- **WHAT YOU HAVE TO DO**: Starting with the first line of the listing, quote each line exactly until and including the one with "ov.add_patch(Rectangle((x0, y0), x1", leaving pictures out.

::::::

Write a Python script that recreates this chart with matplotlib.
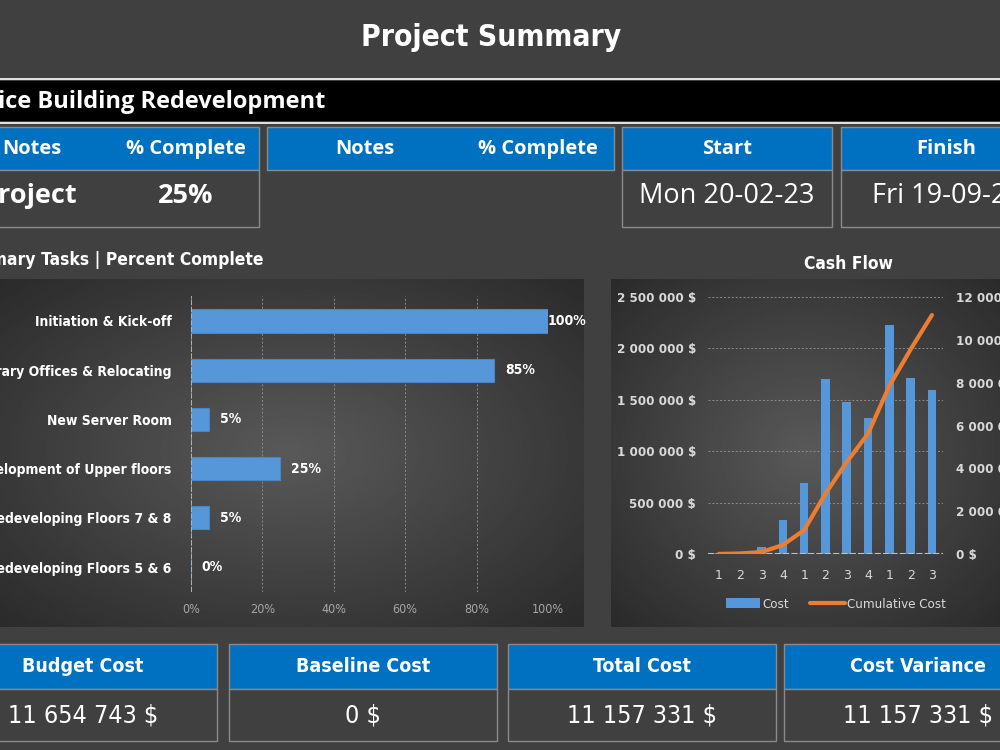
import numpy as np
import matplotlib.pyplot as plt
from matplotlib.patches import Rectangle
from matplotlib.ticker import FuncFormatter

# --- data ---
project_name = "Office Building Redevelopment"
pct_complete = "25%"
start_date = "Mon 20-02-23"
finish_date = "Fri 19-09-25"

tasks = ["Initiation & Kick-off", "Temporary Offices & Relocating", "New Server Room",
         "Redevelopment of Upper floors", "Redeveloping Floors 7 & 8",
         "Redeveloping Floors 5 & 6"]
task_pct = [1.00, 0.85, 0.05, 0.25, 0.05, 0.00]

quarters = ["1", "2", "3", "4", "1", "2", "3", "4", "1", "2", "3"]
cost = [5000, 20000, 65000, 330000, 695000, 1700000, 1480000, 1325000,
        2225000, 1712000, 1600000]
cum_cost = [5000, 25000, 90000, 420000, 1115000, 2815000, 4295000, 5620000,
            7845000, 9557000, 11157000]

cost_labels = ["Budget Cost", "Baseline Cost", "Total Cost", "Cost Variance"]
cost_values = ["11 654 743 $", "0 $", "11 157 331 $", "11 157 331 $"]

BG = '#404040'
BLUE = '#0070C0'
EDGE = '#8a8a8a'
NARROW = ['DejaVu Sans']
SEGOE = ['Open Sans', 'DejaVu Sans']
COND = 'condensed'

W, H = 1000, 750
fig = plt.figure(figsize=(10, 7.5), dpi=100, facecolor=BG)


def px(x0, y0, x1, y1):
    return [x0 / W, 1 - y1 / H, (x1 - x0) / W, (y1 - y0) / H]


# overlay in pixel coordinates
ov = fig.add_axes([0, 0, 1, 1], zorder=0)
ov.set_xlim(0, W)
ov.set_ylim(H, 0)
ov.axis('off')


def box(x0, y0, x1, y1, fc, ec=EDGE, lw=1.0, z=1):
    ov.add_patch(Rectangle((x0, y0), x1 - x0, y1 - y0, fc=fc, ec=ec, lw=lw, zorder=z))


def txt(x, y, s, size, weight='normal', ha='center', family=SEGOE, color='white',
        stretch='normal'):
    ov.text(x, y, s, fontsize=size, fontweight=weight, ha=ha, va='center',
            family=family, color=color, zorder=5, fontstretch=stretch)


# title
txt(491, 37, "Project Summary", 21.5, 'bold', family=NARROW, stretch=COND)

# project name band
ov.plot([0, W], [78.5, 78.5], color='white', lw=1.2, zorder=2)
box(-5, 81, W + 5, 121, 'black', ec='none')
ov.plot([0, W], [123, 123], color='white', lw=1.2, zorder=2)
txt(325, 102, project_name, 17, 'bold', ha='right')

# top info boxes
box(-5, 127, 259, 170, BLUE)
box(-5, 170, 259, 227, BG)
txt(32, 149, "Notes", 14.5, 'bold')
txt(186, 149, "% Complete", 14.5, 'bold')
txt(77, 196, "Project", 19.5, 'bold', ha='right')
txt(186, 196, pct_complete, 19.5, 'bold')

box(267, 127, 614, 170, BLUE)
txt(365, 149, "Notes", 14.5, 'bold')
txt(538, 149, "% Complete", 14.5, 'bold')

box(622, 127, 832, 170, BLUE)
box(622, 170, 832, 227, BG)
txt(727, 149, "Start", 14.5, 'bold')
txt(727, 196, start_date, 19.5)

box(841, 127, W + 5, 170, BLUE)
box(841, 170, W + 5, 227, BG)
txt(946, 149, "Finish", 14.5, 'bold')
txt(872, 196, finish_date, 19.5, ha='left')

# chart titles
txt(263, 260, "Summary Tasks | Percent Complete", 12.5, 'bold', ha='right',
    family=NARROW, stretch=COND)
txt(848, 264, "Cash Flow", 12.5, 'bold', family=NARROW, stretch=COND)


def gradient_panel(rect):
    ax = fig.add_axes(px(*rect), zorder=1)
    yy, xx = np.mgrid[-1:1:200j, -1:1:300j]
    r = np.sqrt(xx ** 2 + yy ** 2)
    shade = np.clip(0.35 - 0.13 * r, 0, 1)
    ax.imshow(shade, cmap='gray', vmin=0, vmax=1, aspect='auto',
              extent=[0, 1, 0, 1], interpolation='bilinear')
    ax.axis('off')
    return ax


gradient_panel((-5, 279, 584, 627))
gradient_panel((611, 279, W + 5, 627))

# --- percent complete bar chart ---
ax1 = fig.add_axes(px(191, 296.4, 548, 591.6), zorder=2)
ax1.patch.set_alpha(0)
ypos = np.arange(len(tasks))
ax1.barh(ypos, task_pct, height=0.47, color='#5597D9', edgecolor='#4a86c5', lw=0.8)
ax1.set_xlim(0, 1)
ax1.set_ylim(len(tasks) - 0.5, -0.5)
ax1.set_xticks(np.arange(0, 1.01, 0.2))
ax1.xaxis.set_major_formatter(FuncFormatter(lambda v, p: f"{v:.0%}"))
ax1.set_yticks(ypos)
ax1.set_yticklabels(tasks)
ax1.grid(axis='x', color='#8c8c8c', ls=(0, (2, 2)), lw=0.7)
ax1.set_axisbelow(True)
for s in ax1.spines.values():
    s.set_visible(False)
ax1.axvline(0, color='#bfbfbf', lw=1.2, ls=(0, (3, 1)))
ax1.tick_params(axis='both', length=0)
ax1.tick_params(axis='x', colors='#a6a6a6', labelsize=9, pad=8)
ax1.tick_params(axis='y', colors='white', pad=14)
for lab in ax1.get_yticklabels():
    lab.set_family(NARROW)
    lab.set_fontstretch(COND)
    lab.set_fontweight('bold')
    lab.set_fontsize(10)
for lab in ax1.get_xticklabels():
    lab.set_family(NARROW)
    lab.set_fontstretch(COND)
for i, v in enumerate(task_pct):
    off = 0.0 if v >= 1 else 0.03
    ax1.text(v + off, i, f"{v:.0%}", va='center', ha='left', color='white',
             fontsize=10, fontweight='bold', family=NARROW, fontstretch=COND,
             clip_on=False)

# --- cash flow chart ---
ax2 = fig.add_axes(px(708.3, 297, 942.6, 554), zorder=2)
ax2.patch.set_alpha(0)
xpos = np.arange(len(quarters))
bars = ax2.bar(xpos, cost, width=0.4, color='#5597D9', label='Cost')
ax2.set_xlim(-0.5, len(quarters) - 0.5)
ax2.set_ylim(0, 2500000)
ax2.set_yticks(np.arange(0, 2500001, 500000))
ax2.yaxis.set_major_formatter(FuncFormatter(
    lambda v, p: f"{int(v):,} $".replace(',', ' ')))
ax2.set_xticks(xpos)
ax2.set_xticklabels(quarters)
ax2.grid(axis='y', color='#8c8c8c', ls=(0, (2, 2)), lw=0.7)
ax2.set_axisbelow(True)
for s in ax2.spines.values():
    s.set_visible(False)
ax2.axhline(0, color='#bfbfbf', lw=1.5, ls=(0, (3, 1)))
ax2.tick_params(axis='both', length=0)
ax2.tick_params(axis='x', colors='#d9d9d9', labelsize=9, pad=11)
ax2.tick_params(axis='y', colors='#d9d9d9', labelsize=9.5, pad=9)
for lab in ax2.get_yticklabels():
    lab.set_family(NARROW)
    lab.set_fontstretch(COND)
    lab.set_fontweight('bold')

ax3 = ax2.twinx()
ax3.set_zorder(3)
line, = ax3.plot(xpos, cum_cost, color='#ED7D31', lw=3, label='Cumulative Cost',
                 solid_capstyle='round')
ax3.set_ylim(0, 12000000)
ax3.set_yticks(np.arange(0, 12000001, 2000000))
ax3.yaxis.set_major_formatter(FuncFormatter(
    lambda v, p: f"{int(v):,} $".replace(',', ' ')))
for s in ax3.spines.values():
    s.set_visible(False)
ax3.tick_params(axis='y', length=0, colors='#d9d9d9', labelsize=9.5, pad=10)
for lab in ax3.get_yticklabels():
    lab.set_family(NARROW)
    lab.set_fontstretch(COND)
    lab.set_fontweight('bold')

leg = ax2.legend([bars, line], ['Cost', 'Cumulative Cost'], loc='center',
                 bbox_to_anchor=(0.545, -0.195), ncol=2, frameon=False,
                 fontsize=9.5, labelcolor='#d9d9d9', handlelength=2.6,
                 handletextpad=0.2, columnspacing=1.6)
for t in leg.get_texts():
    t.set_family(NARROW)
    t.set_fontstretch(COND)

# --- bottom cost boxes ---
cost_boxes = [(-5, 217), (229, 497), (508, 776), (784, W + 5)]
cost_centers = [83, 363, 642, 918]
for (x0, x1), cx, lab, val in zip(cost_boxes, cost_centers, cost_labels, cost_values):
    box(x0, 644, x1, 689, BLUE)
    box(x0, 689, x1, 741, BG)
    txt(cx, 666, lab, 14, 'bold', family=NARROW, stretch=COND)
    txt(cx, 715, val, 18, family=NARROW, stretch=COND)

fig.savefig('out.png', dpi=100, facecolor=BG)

::::::

- **EXPECTED ANSWER**:
Write a Python script that recreates this chart with matplotlib.
import numpy as np
import matplotlib.pyplot as plt
from matplotlib.patches import Rectangle
from matplotlib.ticker import FuncFormatter

# --- data ---
project_name = "Office Building Redevelopment"
pct_complete = "25%"
start_date = "Mon 20-02-23"
finish_date = "Fri 19-09-25"

tasks = ["Initiation & Kick-off", "Temporary Offices & Relocating", "New Server Room",
         "Redevelopment of Upper floors", "Redeveloping Floors 7 & 8",
         "Redeveloping Floors 5 & 6"]
task_pct = [1.00, 0.85, 0.05, 0.25, 0.05, 0.00]

quarters = ["1", "2", "3", "4", "1", "2", "3", "4", "1", "2", "3"]
cost = [5000, 20000, 65000, 330000, 695000, 1700000, 1480000, 1325000,
        2225000, 1712000, 1600000]
cum_cost = [5000, 25000, 90000, 420000, 1115000, 2815000, 4295000, 5620000,
            7845000, 9557000, 11157000]

cost_labels = ["Budget Cost", "Baseline Cost", "Total Cost", "Cost Variance"]
cost_values = ["11 654 743 $", "0 $", "11 157 331 $", "11 157 331 $"]

BG = '#404040'
BLUE = '#0070C0'
EDGE = '#8a8a8a'
NARROW = ['DejaVu Sans']
SEGOE = ['Open Sans', 'DejaVu Sans']
COND = 'condensed'

W, H = 1000, 750
fig = plt.figure(figsize=(10, 7.5), dpi=100, facecolor=BG)


def px(x0, y0, x1, y1):
    return [x0 / W, 1 - y1 / H, (x1 - x0) / W, (y1 - y0) / H]


# overlay in pixel coordinates
ov = fig.add_axes([0, 0, 1, 1], zorder=0)
ov.set_xlim(0, W)
ov.set_ylim(H, 0)
ov.axis('off')


def box(x0, y0, x1, y1, fc, ec=EDGE, lw=1.0, z=1):
    ov.add_patch(Rectangle((x0, y0), x1 - x0, y1 - y0, fc=fc, ec=ec, lw=lw, zorder=z))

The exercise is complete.